The default setting is two numbers, but I can configure it for either 2, 4, or 6. 

If it just overwrites, I don't want it in a loop where it only overwrites a number I want while ignoring the one(s) I don't. But maybe that's just wishful thinking.

- Ted


----------



## CTValleyRR (Jul 26, 2014)

Can't really speak to Powercab, but MRC keeps the 20 most recently accessed decoder ID's in the recall stack. If you add a new one, the oldest drops off.

Maybe NCE works the same?


----------



## DavefromMD (Jul 25, 2013)

If you have the recall list set to 4, the 5th will overwrite an existing one.
If you want to just delete a locomotive and not replace it, overwrite it with zero.


----------



## isoc (Jan 23, 2017)

DavefromMD said:


> If you have the recall list set to 4, the 5th will overwrite an existing one.
> If you want to just delete a locomotive and not replace it, overwrite it with zero.

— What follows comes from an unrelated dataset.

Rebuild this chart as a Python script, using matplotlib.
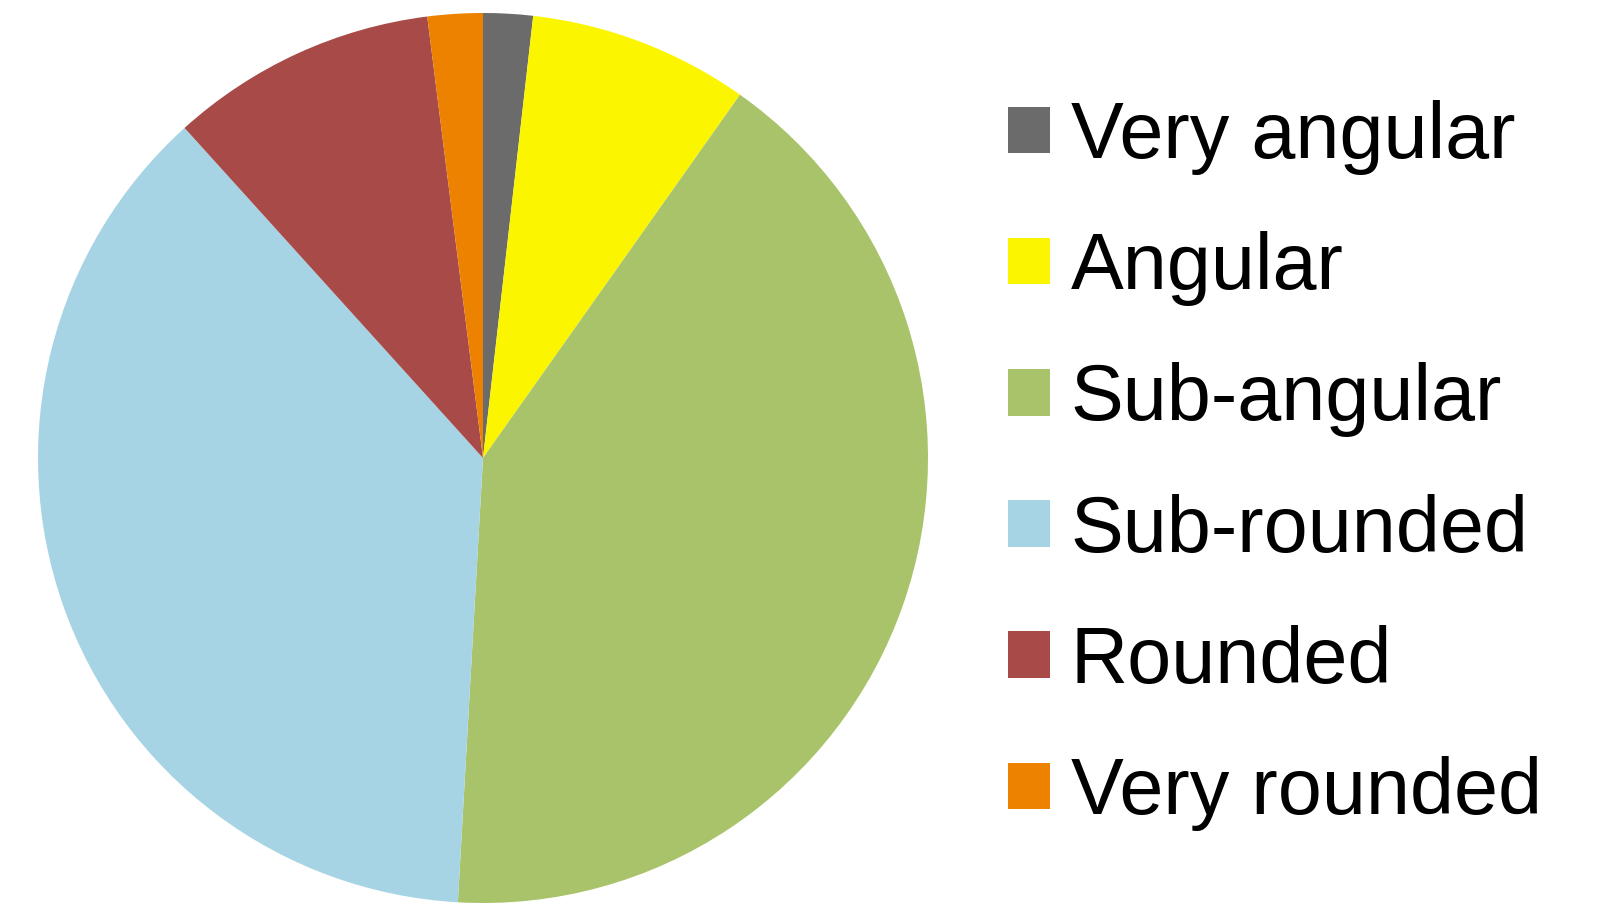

Hi Dave, Can you expand a bit on *how* to "overwrite it with zero?"

Thanks, Ted


----------



## DavefromMD (Jul 25, 2013)

You just scroll to the locomotive you want to delete ,press the Select Loco button, and enter 0. The locomotive for that slot will now be zero.


----------



## isoc (Jan 23, 2017)

Thanks, Dave. I just wrote that down, in ink! - Ted


----------